To put the matter more clearly, it may be stated an advertising puff, and paid for the same at the regular charge of $2 per line; and then, with a display of cheek never equalled by an American, calmly prints what he said of himself as the indorsement of a man, a newspaper, and even a party.
There is only one parallel case in the whole history of advertising dodges. That is furnished by a quack doctor in this city, who not long ago inserted an advertisement in the Times, and then at once caused the same glowing puff to be published “reading notices” of the different country papers with this preface:
- The Chicago Times of the ————— inst. has the following highly flattering encomium of Dr. —————splendid success.
It would be just as fair to count Hesing’s self-indited panegyric as an indorsement as it would the advertisement referred to, and no fairer. Of the two tricks, that of the quack doctor, is a trifle more respectable than that of the politician.
Biographical Sketches of the Leading Men of Chicago
1876
Inner Ocean, April 6, 1877
About 3 o’clock yesterday afternoon Simeon W. King’s room, on East Washington street, was broken into and a volume containing 130 photographs, and entitled “Leading Men of Chicago,” a seven-shot Smith & Wesson revolver, and some clothing stolen.
First edition was published in 1868 and a second edition in 1876. However, the second edition should be treated as a new work as the changes and additions are so substantial.

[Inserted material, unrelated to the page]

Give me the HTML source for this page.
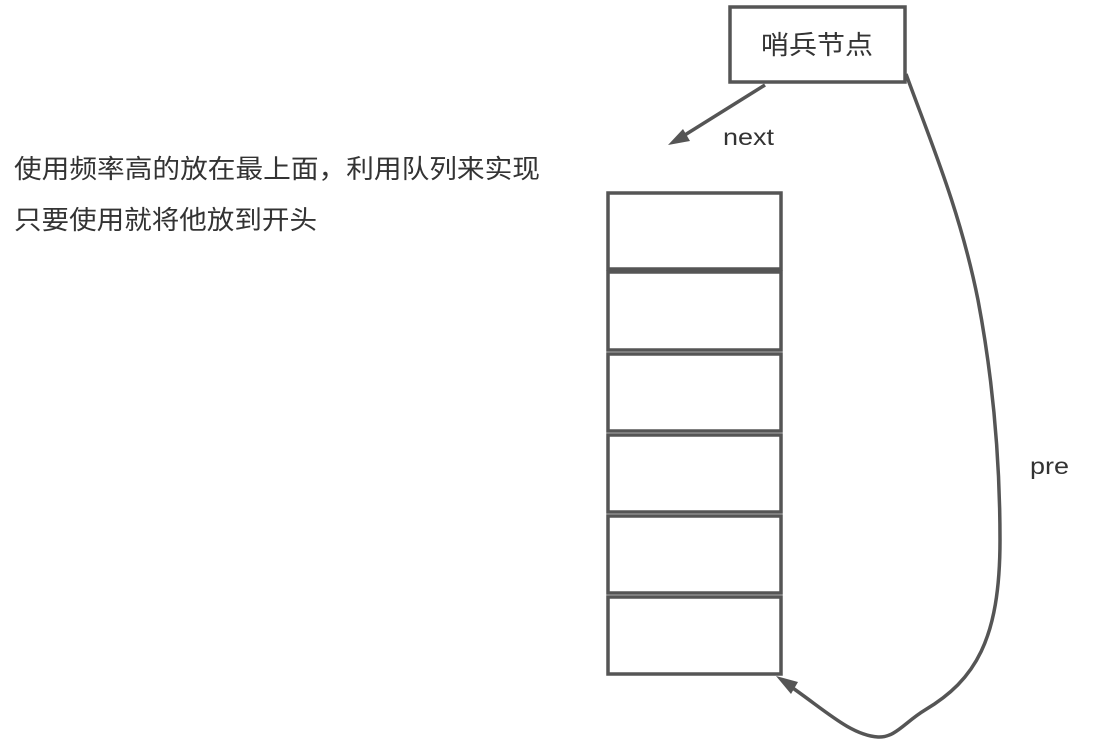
<!DOCTYPE html>
<html><head><meta charset="utf-8"><style>
body{margin:0;background:#fff;}
svg{display:block}
text{font-family:"Liberation Sans","Noto Sans CJK SC",sans-serif;fill:#333}
</style></head><body>
<svg width="1094" height="741" viewBox="0 0 1094 741">
<g fill="#fff" stroke="#555" stroke-width="3.5">
<rect x="730" y="7" width="175" height="75"/>
<rect x="608" y="193" width="173" height="76"/>
<rect x="608" y="272" width="173" height="78"/>
<rect x="608" y="354" width="173" height="77"/>
<rect x="608" y="435" width="173" height="77"/>
<rect x="608" y="516" width="173" height="77"/>
<rect x="608" y="597" width="173" height="77"/>
</g>
<line x1="608" y1="270" x2="781" y2="270" stroke="#555" stroke-width="4"/>
<text x="761" y="54" font-size="26" textLength="112" lengthAdjust="spacingAndGlyphs">哨兵节点</text>
<line x1="765" y1="85" x2="680" y2="138" stroke="#555" stroke-width="3.5"/>
<polygon points="668,145 683,129 690,141" fill="#555"/>
<text x="723" y="145" font-size="23" textLength="51" lengthAdjust="spacingAndGlyphs">next</text>
<path d="M906,74 C930,140 960,210 978,300 C995,390 1000,470 1000,540 C1000,640 975,680 925,710 C905,722 895,738 878,737 C850,735 825,710 787,684" fill="none" stroke="#555" stroke-width="3.5"/>
<polygon points="776,676 798,682 791,694" fill="#555"/>
<text x="1030" y="474" font-size="23" textLength="39" lengthAdjust="spacingAndGlyphs">pre</text>
<text x="14" y="178" font-size="26" textLength="526" lengthAdjust="spacingAndGlyphs">使用频率高的放在最上面，利用队列来实现</text>
<text x="14" y="229" font-size="26" textLength="303" lengthAdjust="spacingAndGlyphs">只要使用就将他放到开头</text>
</svg>
</body></html>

For example, the text has been entirely reset and indeed largely re-written with the entries brought up to date (e.g. the 1871 fire is mentioned on numerous occasions) and the number of individual biographies extended from 107 to 187. The only aspect of the first edition which does not appear to have changed is the inclusion of the fine portrait photographs by English-born pioneer photographer John Carbutt. Carbutt maintained a studio in Chicago for most of the 1860s, but sold to Thomas Copelin and moved back to Philadelphia in 1870, after the Drake Block fire. Thomas Copelin, initially operating with a partner as Copelin & Melander, dissolved the partnership in 1871 when he took his son Alexander Copelin into the business. Alexander is the subject of one of the photographs in the present work (see opposite p.246). It is reasonable to assume that the photographs that were not in Carbutt’s original 1868 edition, are in part, if not all, by the photographers of the gallery of Copelin & Son.

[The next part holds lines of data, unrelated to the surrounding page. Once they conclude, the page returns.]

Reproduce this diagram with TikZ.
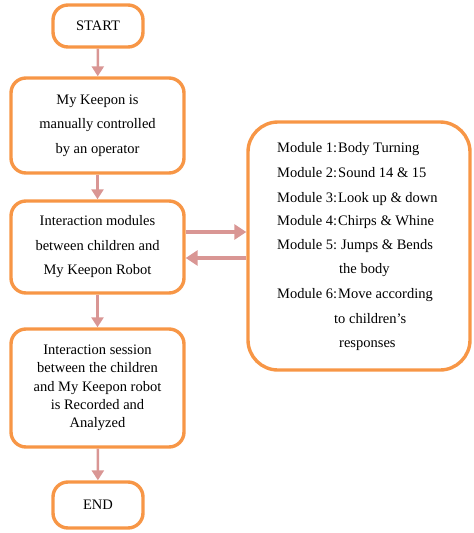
\documentclass[tikz,border=0pt]{standalone}
\usepackage{fontspec}
\setmainfont{Liberation Serif}
\usetikzlibrary{arrows.meta,calc}
\definecolor{boxorange}{RGB}{247,150,70}
\definecolor{arrowpink}{RGB}{217,150,148}
\begin{document}
\begin{tikzpicture}[x=1pt,y=-1pt,
  flowbox/.style={draw=boxorange,line width=3.4pt,rounded corners=15pt,fill=white,
    minimum width=173pt,align=center,inner sep=0pt,
    font=\fontsize{14.5}{24.5}\selectfont},
  termbox/.style={flowbox,minimum width=90pt},
  vflow/.style={draw=arrowpink,line width=2.5pt,-{Triangle[width=12pt,length=10pt]}},
  hflow/.style={draw=arrowpink,line width=4pt,-{Triangle[width=15pt,length=12pt]}},
  modtxt/.style={anchor=base west,inner sep=0pt,font=\fontsize{14.5}{17}\selectfont}]
\useasboundingbox (0,0) rectangle (474,533);
\node[termbox,minimum height=42pt] (start) at (98,26) {START};
\node[flowbox,minimum height=95pt] (keep) at (97.5,125.5) {My Keepon is\\manually controlled\\by an operator};
\node[flowbox,minimum height=92pt] (inter) at (97.5,247) {Interaction modules\\between children and\\My Keepon Robot};
\node[flowbox,minimum height=118pt,font=\fontsize{14.5}{18.3}\selectfont] (sess) at (97.5,388) {Interaction session\\between the children\\and My Keepon robot\\is Recorded and\\Analyzed};
\node[termbox,minimum height=46pt] (fin) at (98,505) {END};
\node[draw=boxorange,line width=3.4pt,rounded corners=30pt,minimum width=222pt,minimum height=248pt,inner sep=0pt] (mods) at (359,246) {};
\node[modtxt] (m1) at (277,152) {Module 1:};
\node[modtxt] (t1) at (338,152) {Body Turning};
\node[modtxt] (m2) at (277,177) {Module 2:};
\node[modtxt] (t2) at (338,177) {Sound 14 \& 15};
\node[modtxt] (m3) at (277,202) {Module 3:};
\node[modtxt] (t3) at (338,202) {Look up \& down};
\node[modtxt] (m4) at (277,225) {Module 4:};
\node[modtxt] (t4) at (338,225) {Chirps \& Whine};
\node[modtxt] (m5) at (277,249) {Module 5:};
\node[modtxt] (t5) at (341,249) {Jumps \& Bends};
\node[modtxt] (t5b) at (339,273) {the body};
\node[modtxt] (m6) at (277,298) {Module 6:};
\node[modtxt] (t6) at (338,298) {Move according};
\node[modtxt] (t6b) at (334,323) {to children’s};
\node[modtxt] (t6c) at (339,347) {responses};
\draw[vflow] (start) -- (keep);
\draw[vflow] (keep) -- (inter);
\draw[vflow] (inter) -- (sess);
\draw[vflow] (sess) -- (fin);
\draw[hflow] ([yshift=15pt]inter.east) -- ([yshift=15pt]inter.east -| mods.west);
\draw[hflow] ([yshift=-11pt]inter.east -| mods.west) -- ([yshift=-11pt]inter.east);
\end{tikzpicture}
\end{document}
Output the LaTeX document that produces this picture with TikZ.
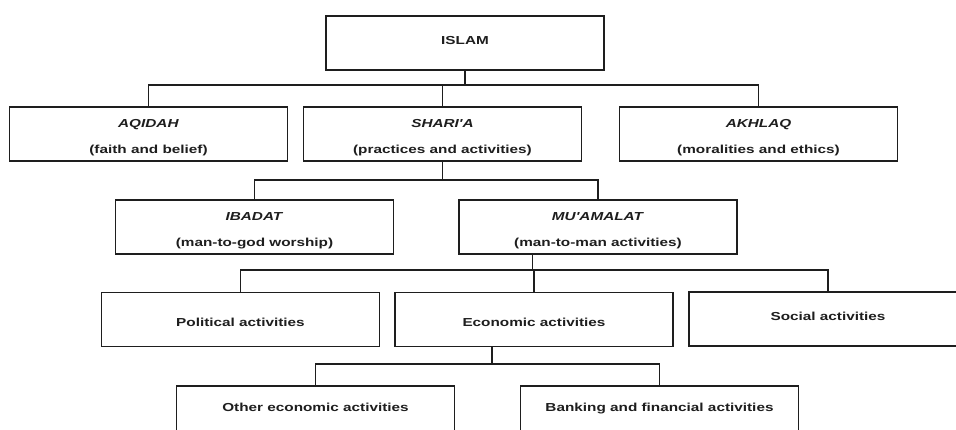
\documentclass[tikz,border=0pt]{standalone}
\usepackage{fontspec}
\newfontfamily\boxfont{Liberation Sans}[FakeStretch=1.32]
\usetikzlibrary{calc}
\definecolor{ink}{HTML}{1E1E1E}
% line struts that set where the text sits inside its box
\newcommand\lnA{\rule[-2pt]{0pt}{18pt}}
\newcommand\lnB{\rule[-5pt]{0pt}{9pt}}
\begin{document}
\begin{tikzpicture}[x=1pt,y=-1pt,
  box/.style={draw=ink, line width=1.5pt, minimum width=278pt, minimum height=54pt,
    inner sep=0pt, align=center, text=ink,
    font=\boxfont\bfseries\fontsize{11.6}{26}\selectfont},
  link/.style={draw=ink, line width=1.5pt}]
\clip (0,0) rectangle (956,430);
\fill[white] (0,0) rectangle (956,430);

% top
\node[box] (islam) at (465,43) {\lnB ISLAM};

% second level
\node[box] (aqidah)  at (148.5,134) {\lnA\textit{AQIDAH}\\\lnA(faith and belief)};
\node[box] (shariah) at (442.5,134) {\lnA\textit{SHARI'A}\\\lnA(practices and activities)};
\node[box] (akhlaq)  at (758.5,134) {\lnA\textit{AKHLAQ}\\\lnA(moralities and ethics)};

% third level
\node[box] (ibadat)   at (254.5,227) {\lnA\textit{IBADAT}\\\lnA(man-to-god worship)};
\node[box] (muamalat) at (598,227)   {\lnA\textit{MU'AMALAT}\\\lnA(man-to-man activities)};

% fourth level
\node[box] (political) at (240.5,319.5) {\lnA Political activities};
\node[box] (economic)  at (534,319.5)   {\lnA Economic activities};
\node[box] (social)    at (828,319)     {\lnB Social activities};

% fifth level (runs past the lower edge)
\node[box, minimum height=48pt] (other)   at (315.5,410) {\lnB Other economic activities};
\node[box, minimum height=48pt] (banking) at (659.5,410) {\lnB Banking and financial activities};

% ISLAM -> three branches
\coordinate (bus1) at (0,85);
\draw[link] (islam.south) -- (islam.south |- bus1);
\draw[link] (aqidah.north) -- (aqidah.north |- bus1) -- (akhlaq.north |- bus1) -- (akhlaq.north);
\draw[link] (shariah.north) -- (shariah.north |- bus1);

% SHARI'A -> IBADAT, MU'AMALAT
\coordinate (bus2) at (0,180);
\draw[link] (shariah.south) -- (shariah.south |- bus2);
\draw[link] (ibadat.north) -- (ibadat.north |- bus2) -- (muamalat.north |- bus2) -- (muamalat.north);

% MU'AMALAT -> activities
\coordinate (bus3) at (0,270);
\coordinate (mstem) at ($(muamalat.south west)!0.266!(muamalat.south east)$);
\draw[link] (mstem) -- (mstem |- bus3);
\draw[link] (political.north) -- (political.north |- bus3) -- (social.north |- bus3) -- (social.north);
\draw[link] (economic.north) -- (economic.north |- bus3);

% Economic -> two kinds
\coordinate (bus4) at (0,364);
\coordinate (estem) at ($(economic.south west)!0.35!(economic.south east)$);
\draw[link] (estem) -- (estem |- bus4);
\draw[link] (other.north) -- (other.north |- bus4) -- (banking.north |- bus4) -- (banking.north);
\end{tikzpicture}
\end{document}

Biographical Sketches of the Leading Men of Chicago Contents, 1876, (To Be Confirmed)
A FAILED ATTEMPT.
Chicago Evening Post, December 1, 1868
To the Editor of the Evening Post:
The subjoined paragraph, taken from Harper’s Weekly, will give you an idea of the origin of a work we propose to publish, and which we shall be glad to have you notice in a friendly way.
We inclose an advertisement of the same, to be inserted daily for twelve months in a conspicuous column of your vary valuable paper.
To remunerate you for this, as well as the favorable notices of the work you will undoubtedly given we propose to to insert the biographies of the leading gentlemen connected with your independent an unbiased journal, without charge.
- The Chicago Times states that the lives and likenesses of one hundred and ten of the leading citizens of Chicago have been published by an enterprising concern in that city, in a volume of 700 pages, at $20; also an edition without the portraits at $7.50. It may be presumed that somebody will before long publish the ‘lives and likeness’ of the remainder of the ‘leading citizens’ of Chicago.
As you will discern we are the “somebody” referred to by Harper.
Very truly yours,
Chicago Evening Post, December 1, 1868
In consequence of the unexampled success of a work recently published in this city, entitled “The Leading Men of Chicago,” the undersigned have decided to issue a new and enlarged edition of a similar work in eight hundred volumes, quarto, profusely illustrated in the highest style of art, and printed and bound without regard to expense.
By an examination of the City Directory for the year 1868, it is found that something over eighty-two thousand (82,000) of our leading citizens whose names should appear in a work of this kind, were omitted in the first publication.
Thousands of our most remarkable men, equally entitled to be handed down to posterity, with those so happily brought to the notice of their fellow citizens by the work alluded to, are equally emulous of that distinction.
With the design of meeting this want, the publishers of this enlarged work beg to inform the citizens of Chicago that they have secured the services of Sylvanus Cobb, Jr., George Francis Train, and many other biographists of acknowledged ability, and that they are now prepared to furnish and publish, in the volumes about to be issued, biographical sketches of its patrons, on the scale of prices herewith annexed:
As it is the design of this work to establish the commercial, as well as the social, standing of the subject of each sketch, (so as in a manner to supersede the bulky volumes of Bradstreet, and works of a similar character), no biography of a citizen can be admitted whose published income does not exceed ten thousand dollars. To give character and standing to the work, the lives of few of our best known citizens will be inserted, whose incomes may not come up to the prescribed standard, but in all other cases this rule will be strictly adhered to, As the modesty of this class is generally in proportion to their worth, it is always difficult to obtain the necessary information on which to found a biographical notice, hence we shall be compelled to make the sketches of their lives somewhat brief.
Any citizen who has acquired a prominence by reason of the prejudices or ill natured charges of any of our judges, needs not hesitate to become one of our patrons on that account, as we have made special arrangements with the Board of Trade to review the action of the courts in all such cases, and make everything honorable and without reproach to the subject of the sketch.
Special rates will be made and left at the different hotels for gentlemen who have been residents but for a few days, and who have not yet decided to become citizens.
As nearly two years will expire before we will be able to print all the volumes, gentlemen who are at present residents of other cities, but who design making this their future home, can have their biographies written and inserted, by addressing a letter to the publishers, stating place and date of birth, height, weight, size around the waist, color of hair, and amount of the last published income; also the amount they desire to expend, as per schedule.
As we have a large stock of photographs of distinguished men on hand, we will furnish portraits of ancestors without any extra charge.